Howard Phillips Lovecraft was one of the most influential writers of horror fiction in the early 20th century. His fame is mostly posthumous: he was only published in pulp magazines in his lifetime, and never saw financial success. Despite that, Lovecraft’s unique blend of gothicism, horror, and the supernatural, set in an imagined but eerily-real New England, marked a gold standard for horror fiction for decades after his death.

Readers of modern fantasy and horror fiction will certainly recognize Cthulhu, the tentacle-mouthed god who lies asleep in a sunken Atlantean ruin; the Necronomicon, a grimoire of unspeakable power and horror penned by the “mad Arab” Abdul Alhazred; and the dark, twisted New England countryside of the Miskatonic Valley. These and other features take shape in Lovecraft’s stories, creating a backdrop of the bizarre and evil behind seemingly day-to-day lives.
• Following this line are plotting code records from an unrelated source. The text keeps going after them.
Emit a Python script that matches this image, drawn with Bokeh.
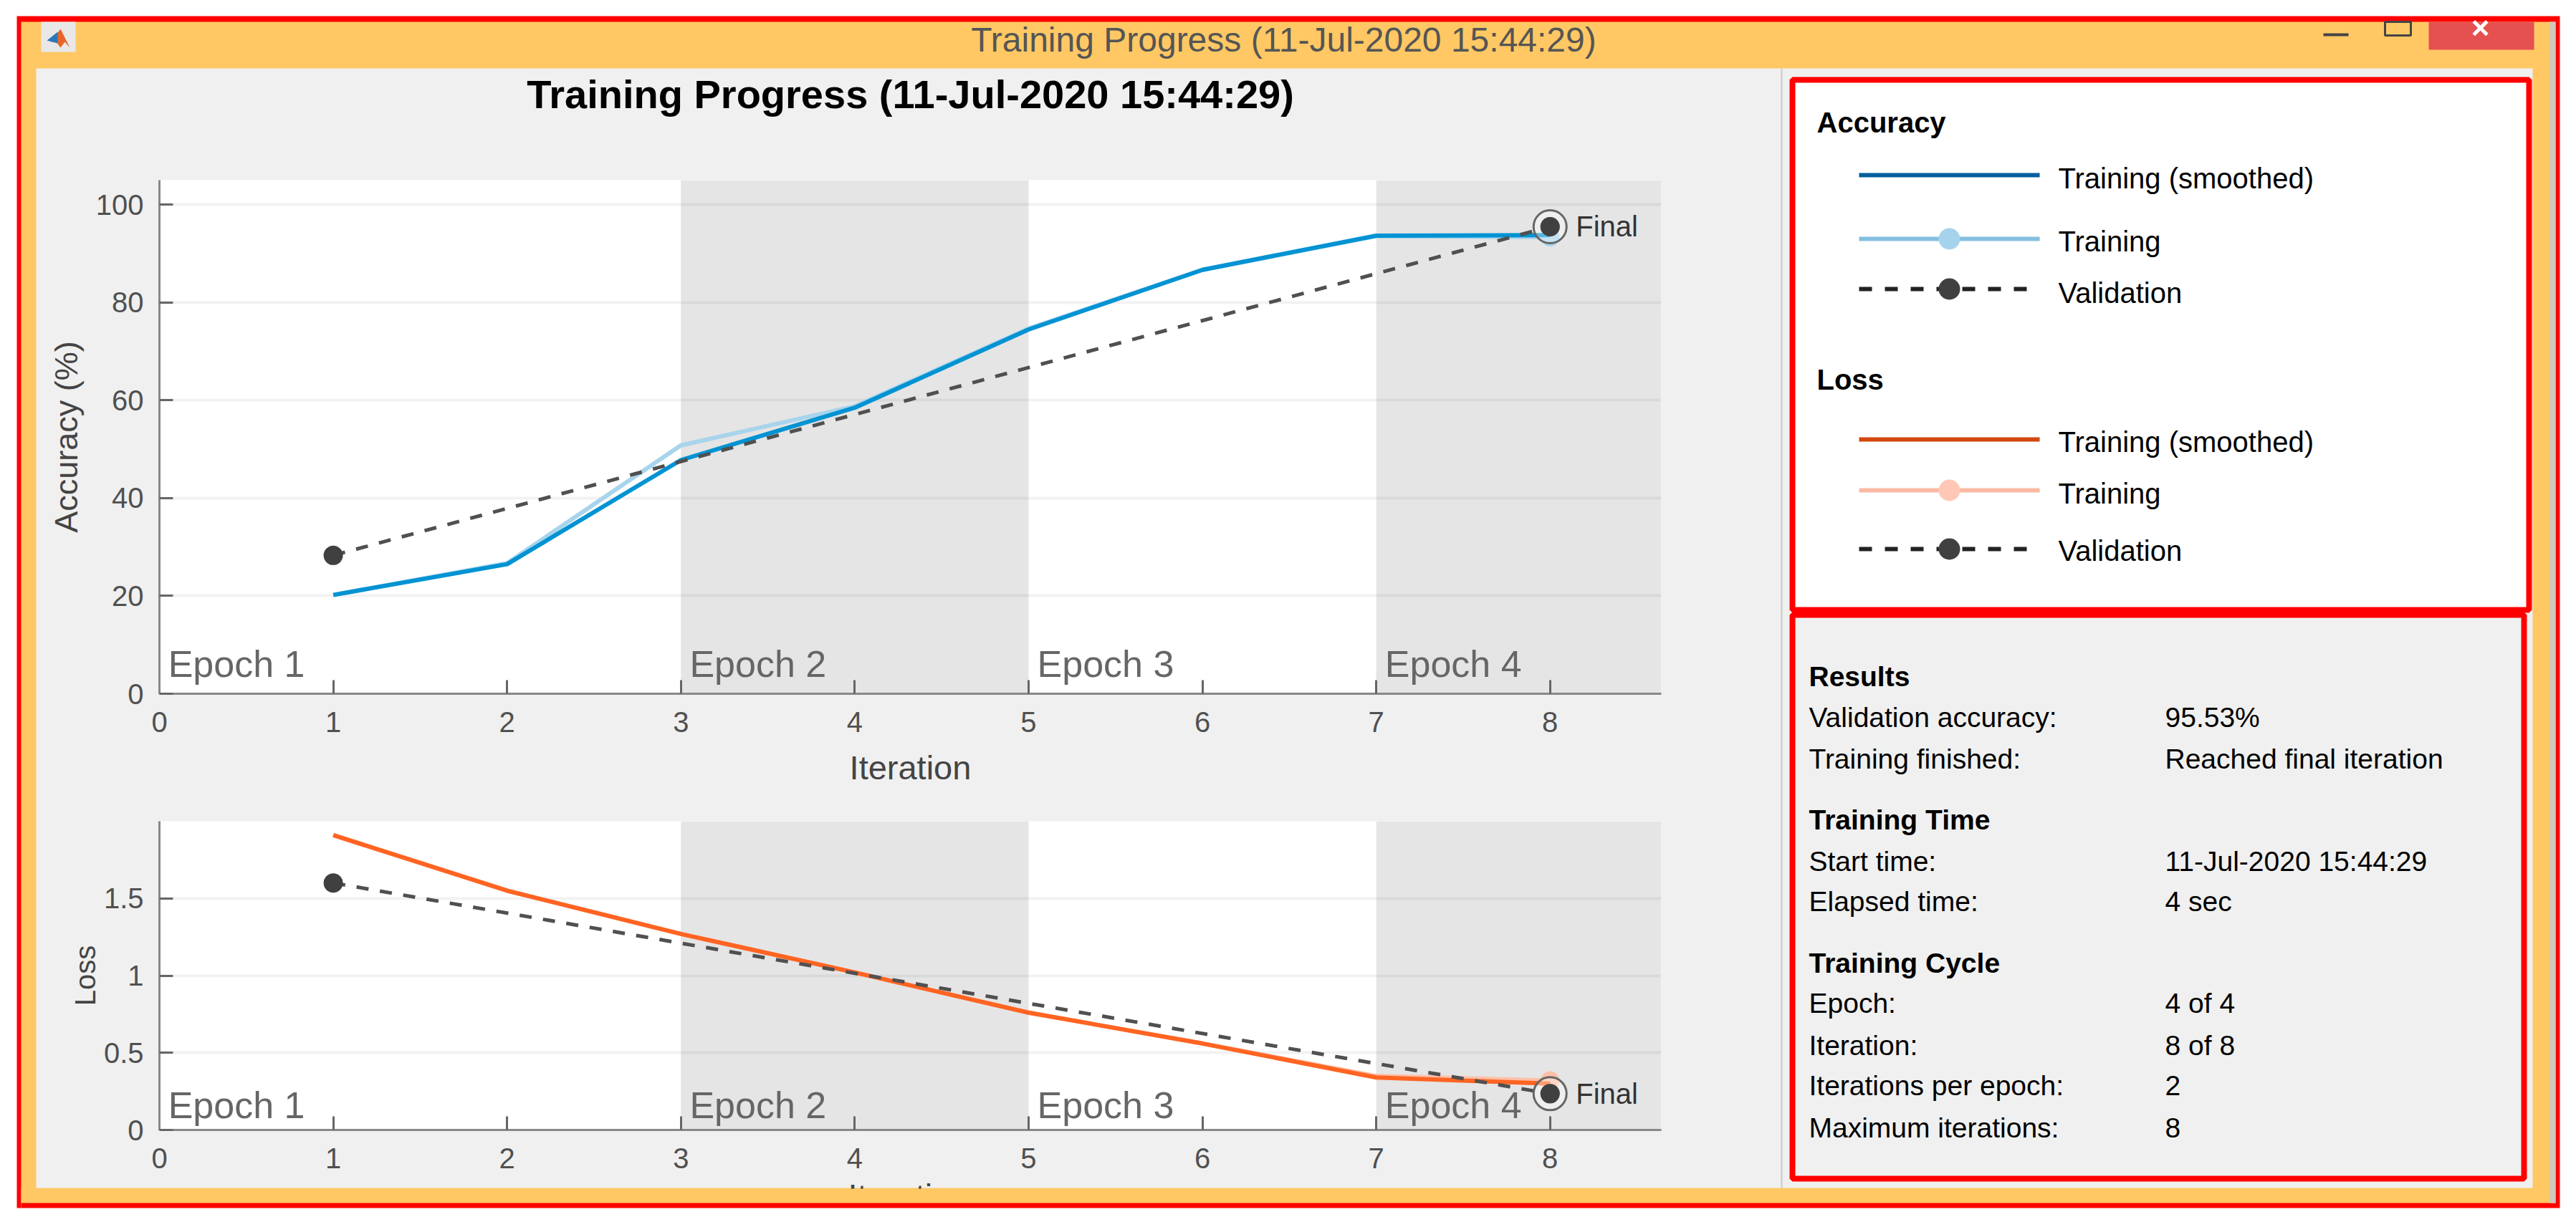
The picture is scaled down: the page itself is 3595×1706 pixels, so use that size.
from bokeh.core.properties import value
from bokeh.embed import file_html
from bokeh.layouts import column
from bokeh.models import Range1d
from bokeh.plotting import figure
from bokeh.resources import INLINE

iterations = [1, 2, 3, 4, 5, 6, 7, 8]
acc_smoothed = [20.2, 26.5, 47.8, 58.5, 74.5, 86.7, 93.7, 93.8]
acc_training = [20.2, 26.7, 50.8, 58.8, 74.7, 86.7, 93.6, 93.4]
acc_val_iter = [1, 8]
acc_validation = [28.3, 95.53]
loss_smoothed = [1.91, 1.55, 1.27, 1.02, 0.76, 0.56, 0.34, 0.30]
loss_training = [1.91, 1.55, 1.27, 1.02, 0.76, 0.56, 0.35, 0.32]
loss_val_iter = [1, 8]
loss_validation = [1.60, 0.235]

epoch_names = ["Epoch 1", "Epoch 2", "Epoch 3", "Epoch 4"]
epoch_start = [0, 3, 5, 7]
shade_start = [3, 7]
shade_end = [5, 8.64]

x_ticks = [0, 1, 2, 3, 4, 5, 6, 7, 8]
acc_ticks = [0, 20, 40, 60, 80, 100]
loss_ticks = [0, 0.5, 1, 1.5]
loss_tick_labels = ["0", "0.5", "1", "1.5"]

results_rows = [
    ("Results", "", True, 944),
    ("Validation accuracy:", "95.53%", False, 1001),
    ("Training finished:", "Reached final iteration", False, 1059),
    ("Training Time", "", True, 1144),
    ("Start time:", "11-Jul-2020 15:44:29", False, 1202),
    ("Elapsed time:", "4 sec", False, 1258),
    ("Training Cycle", "", True, 1344),
    ("Epoch:", "4 of 4", False, 1400),
    ("Iteration:", "8 of 8", False, 1459),
    ("Iterations per epoch:", "2", False, 1515),
    ("Maximum iterations:", "8", False, 1574),
]

FONT = "Liberation Sans"
W, H = 3579, 1698
ORANGE = "#FFC864"
PANEL = "#F0F0F0"
RED = "#FF0000"
DARK = "#404040"

# page sized figure for the window, the legend and the results
p = figure(width=W, height=H, x_range=Range1d(0, W), y_range=Range1d(H, 0),
           output_backend="svg", toolbar_location=None, min_border=0, frame_align=False,
           x_axis_location=None, y_axis_location=None)
p.grid.visible = False
p.outline_line_color = None


def box(x0, x1, y0, y1, color, **kw):
    p.quad(left=[x0], right=[x1], top=[y0], bottom=[y1], fill_color=color,
           line_color=kw.pop("line_color", None), **kw)


def label(x, y, text, size, color="#000000", bold=False, align="left", **kw):
    p.text([x], [y], text=[text], text_font=value(FONT), text_font_size=f"{size}px", text_color=color,
           text_font_style="bold" if bold else "normal", text_align=align,
           text_baseline="middle", **kw)


box(23, 3572, 22, 1686, RED)
box(29, 3566, 30, 1679, ORANGE)
box(3558, 3566, 30, 1679, "#CFC8BE")
box(50, 3534, 95, 1658, PANEL)
box(2485, 2487, 95, 1658, "#C9C9C9")

# x label of the loss plot, mostly hidden by the strip figure below
label(1268, 1669, "Iteration", 47, "#444444", align="center")

# title bar
box(57, 105, 30, 72, "#E8E8E8")
p.patch([70, 84, 97, 90, 84, 78], [58, 40, 66, 58, 66, 58], fill_color="#E8642A", line_color=None)
p.patch([65, 80, 80], [56, 44, 60], fill_color="#2A78B8", line_color=None)
label(1791, 55, "Training Progress (11-Jul-2020 15:44:29)", 48, "#555555", align="center")
label(1270, 131, "Training Progress (11-Jul-2020 15:44:29)", 56, bold=True, align="center")
box(3242, 3277, 46, 50, "#444444")
box(3328, 3364, 30, 49, ORANGE, line_color="#444444", line_width=3)
box(3389, 3536, 30, 69, "#E55050")
label(3461, 38, "×", 44, "#FFFFFF", bold=True, align="center")

# legend box
box(2501, 3529, 111, 851, "#FFFFFF", line_color=RED, line_width=8)
label(2535, 170, "Accuracy", 40, bold=True)
label(2535, 529, "Loss", 40, bold=True)
legend_rows = [
    ("Training (smoothed)", 244, 248, "#005F9E", None),
    ("Training", 333, 336, "#84BFE0", "#A6D3EC"),
    ("Validation", 403, 408, "#222222", DARK),
    ("Training (smoothed)", 613, 616, "#D4470C", None),
    ("Training", 684, 688, "#FBB9A3", "#FFC8B6"),
    ("Validation", 766, 768, "#222222", DARK),
]
for name, line_y, text_y, color, marker in legend_rows:
    dash = [18, 18] if name == "Validation" else []
    p.line([2594, 2846], [line_y, line_y], line_color=color, line_width=6, line_dash=dash)
    if marker:
        p.scatter([2720], [line_y], size=30, fill_color=marker, line_color=None)
    label(2872, text_y, name, 40)

# results box
box(2501, 3522, 858, 1645, PANEL, line_color=RED, line_width=8)
for name, val, bold, y in results_rows:
    label(2524, y, name, 39, bold=bold)
    if val:
        label(3021, y, val, 39)


def progress_plot(top, frame_h, bottom_pad, y_end, y_ticks, y_name, text_y):
    f = figure(width=172 + 2096 + 20, height=20 + frame_h + bottom_pad, frame_width=2096,
               frame_height=frame_h, min_border_left=172, min_border_right=20,
               min_border_top=20, min_border_bottom=bottom_pad, frame_align=False,
               x_range=Range1d(0, 8.64), y_range=Range1d(0, y_end),
               output_backend="svg", toolbar_location=None,
               background_fill_color="#FFFFFF", border_fill_alpha=0,
               styles={"position": "absolute", "left": "50px", "top": f"{top}px"})
    f.outline_line_color = None
    f.xgrid.visible = False
    f.ygrid.ticker = y_ticks
    f.ygrid.grid_line_color = "#000000"
    f.ygrid.grid_line_alpha = 0.05
    f.ygrid.grid_line_width = 4
    f.xaxis.ticker = x_ticks
    f.yaxis.ticker = y_ticks
    for ax in (f.xaxis[0], f.yaxis[0]):
        ax.axis_line_color = "#888888"
        ax.axis_line_width = 3
        ax.major_tick_line_color = "#666666"
        ax.major_tick_line_width = 3
        ax.major_tick_in = 19
        ax.major_tick_out = 0
        ax.minor_tick_line_color = None
        ax.major_label_text_font = FONT
        ax.major_label_text_font_size = "40px"
        ax.major_label_text_color = "#505050"
        ax.axis_label_text_font = FONT
        ax.axis_label_text_font_style = "normal"
        ax.axis_label_text_color = "#444444"
    f.xaxis.major_label_standoff = 25
    f.yaxis.major_label_standoff = 22
    f.yaxis.axis_label = y_name
    f.quad(left=shade_start, right=shade_end, bottom=0, top=y_end, fill_color="#E5E5E5",
           line_color=None, level="image")
    f.text([s + 0.05 for s in epoch_start], [text_y] * 4, text=epoch_names, text_font=value(FONT),
           text_font_size="52px", text_color="#666666", text_baseline="alphabetic")
    return f


def draw_series(f, train, smooth, val_x, val_y, light, strong):
    f.line(iterations, train, line_color=light, line_width=6)
    f.scatter(iterations[-1:], train[-1:], size=26, fill_color=light, line_color=None)
    f.line(iterations, smooth, line_color=strong, line_width=6)
    f.line(val_x, val_y, line_color="#505050", line_width=5, line_dash=[17, 16])
    f.scatter(val_x, val_y, size=27, fill_color=DARK, line_color=None)
    f.scatter(val_x[-1:], val_y[-1:], size=46, fill_color="#FFFFFF", fill_alpha=0.35,
              line_color="#666666", line_width=3)
    f.scatter(val_x[-1:], val_y[-1:], size=27, fill_color=DARK, line_color=None)
    f.text(val_x[-1:], val_y[-1:], text=["Final"], x_offset=36, text_font=value(FONT),
           text_font_size="40px", text_color="#333333", text_baseline="middle")


acc = progress_plot(231, 717, 135, 105.05, acc_ticks, "Accuracy (%)", 6.1)
acc.xaxis.axis_label = "Iteration"
acc.xaxis.axis_label_standoff = 20
acc.xaxis.axis_label_text_font_size = "47px"
acc.yaxis.axis_label_text_font_size = "45px"
acc.yaxis.axis_label_standoff = 13
draw_series(acc, acc_training, acc_smoothed, acc_val_iter, acc_validation, "#A8D4EC", "#0093D3")

loss = progress_plot(1126, 431, 80, 2.0, loss_ticks, "Loss", 0.158)
loss.yaxis.major_label_overrides = dict(zip(loss_ticks, loss_tick_labels))
loss.yaxis.axis_label_text_font_size = "40px"
loss.yaxis.axis_label_standoff = 1
draw_series(loss, loss_training, loss_smoothed, loss_val_iter, loss_validation, "#FFC0A8", "#FF6422")

# orange strip and red line under the panel, on top of the clipped label
strip = figure(width=3529, height=27, x_range=Range1d(0, 3529), y_range=Range1d(27, 0),
               output_backend="svg", toolbar_location=None, min_border=0, frame_align=False,
               x_axis_location=None, y_axis_location=None, background_fill_color=ORANGE,
               border_fill_color=ORANGE, styles={"position": "absolute", "left": "29px", "top": "1659px"})
strip.grid.visible = False
strip.outline_line_color = None
strip.quad(left=[0], right=[3529], top=[20], bottom=[27], fill_color=RED, line_color=None)

page = column(p, acc, loss, strip)
open("out.html", "w").write(file_html(page, INLINE))
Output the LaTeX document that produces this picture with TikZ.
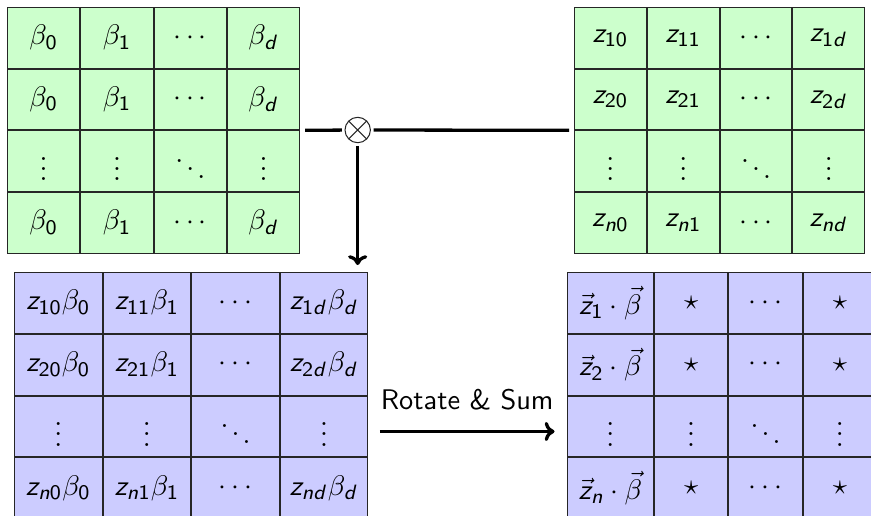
\documentclass[tikz,border=0pt,11pt]{standalone}
\usepackage{amsmath,amssymb}
\usepackage{tikz}
\usetikzlibrary{arrows.meta,matrix,calc}
% sans digits and letters in math, greek stays as is
\DeclareSymbolFont{sfdigits}{OT1}{cmss}{m}{n}
\DeclareSymbolFont{sfletters}{OT1}{cmss}{m}{sl}
\DeclareMathSymbol{0}{\mathalpha}{sfdigits}{`0}
\DeclareMathSymbol{1}{\mathalpha}{sfdigits}{`1}
\DeclareMathSymbol{2}{\mathalpha}{sfdigits}{`2}
\DeclareMathSymbol{z}{\mathalpha}{sfletters}{`z}
\DeclareMathSymbol{d}{\mathalpha}{sfletters}{`d}
\DeclareMathSymbol{n}{\mathalpha}{sfletters}{`n}
\definecolor{CellGreen}{HTML}{CCFFCC}
\definecolor{CellBlue}{HTML}{CCCCFF}
\definecolor{Edge}{HTML}{262626}

\begin{document}
\begin{tikzpicture}[x=0.386pt,y=0.386pt,
    cell/.style={draw=Edge,inner sep=0pt,anchor=center,minimum height=23.4pt},
    grid/.style={matrix of math nodes,inner sep=0pt,outer sep=0pt,
      column sep=0pt,row sep=0pt,anchor=north west},
    conn/.style={line width=1.27pt,line cap=butt},
    tip/.style={-{Computer Modern Rightarrow[length=3.8pt,width=7.4pt]}}]
        \useasboundingbox (0,0) rectangle (871,-515);
        \clip (0,0) rectangle (871,-515);
        % inputs
        \matrix (beta) [grid,nodes={cell,fill=CellGreen,minimum width=27.9pt}] at (7,-7) {
          \beta_0 & \beta_1 & \cdots & \beta_d \\
          \beta_0 & \beta_1 & \cdots & \beta_d \\
          \vdots & \vdots & \ddots & \vdots \\
          \beta_0 & \beta_1 & \cdots & \beta_d \\
        };
        \matrix (zmat) [grid,nodes={cell,fill=CellGreen,minimum width=27.7pt}] at (574,-7) {
          z_{10} & z_{11} & \cdots & z_{1d} \\
          z_{20} & z_{21} & \cdots & z_{2d} \\
          \vdots & \vdots & \ddots & \vdots \\
          z_{n0} & z_{n1} & \cdots & z_{nd} \\
        };
        % outputs
        \matrix (zbeta) [grid,nodes={cell,fill=CellBlue,minimum width=33.8pt,minimum height=23.45pt}] at (14,-272) {
          z_{10}\beta_0 & z_{11}\beta_1 & \cdots & z_{1d}\beta_d \\
          z_{20}\beta_0 & z_{21}\beta_1 & \cdots & z_{2d}\beta_d \\
          \vdots & \vdots & \ddots & \vdots \\
          z_{n0}\beta_0 & z_{n1}\beta_1 & \cdots & z_{nd}\beta_d \\
        };
        \matrix (dotmat) [grid,nodes={cell,fill=CellBlue,minimum width=28.3pt,minimum height=23.45pt},
          column 1/.style={nodes={minimum width=33.3pt}}] at (566.7,-272) {
          \vec{z}_1\cdot\vec{\beta} & \star & \cdots & \star \\
          \vec{z}_2\cdot\vec{\beta} & \star & \cdots & \star \\
          \vdots & \vdots & \ddots & \vdots \\
          \vec{z}_n\cdot\vec{\beta} & \star & \cdots & \star \\
        };
        \node[circle,draw=Edge,minimum size=9.8pt,inner sep=0pt,outer sep=1.2pt,
          path picture={\draw[Edge] (path picture bounding box.north west) -- (path picture bounding box.south east)
            (path picture bounding box.south west) -- (path picture bounding box.north east);}]
          (prod) at (357.7,-130) {};
        \draw[conn,shorten <=1.9pt] (beta.east) -- (prod);
        \draw[conn,shorten >=1.9pt] (prod) -- (zmat.west);
        \draw[conn,tip,shorten >=2.7pt] (prod) -- (prod |- zbeta.north);
        \draw[conn,tip] ([shift={(12,-5)}]zbeta-3-4.east) -- node[above=4pt,font=\sffamily] {Rotate \& Sum}
          ([shift={(-12.7,-5)}]dotmat-3-1.west);
      \end{tikzpicture}
\end{document}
A thread of cosmic horror soon turns anything normal towards madness.

This edition is small because verifying the U.S. public domain status of Lovecraft’s corpus is a difficult, if not impossible, academic exercise, and finding first-edition copies to transcribe is also difficult. This edition will be updated as more transcriptions become verified and available.

Included in this edition are some of Lovecraft’s juvenalia—in particular, “The Alchemist” was written when he was just seventeen or eighteen.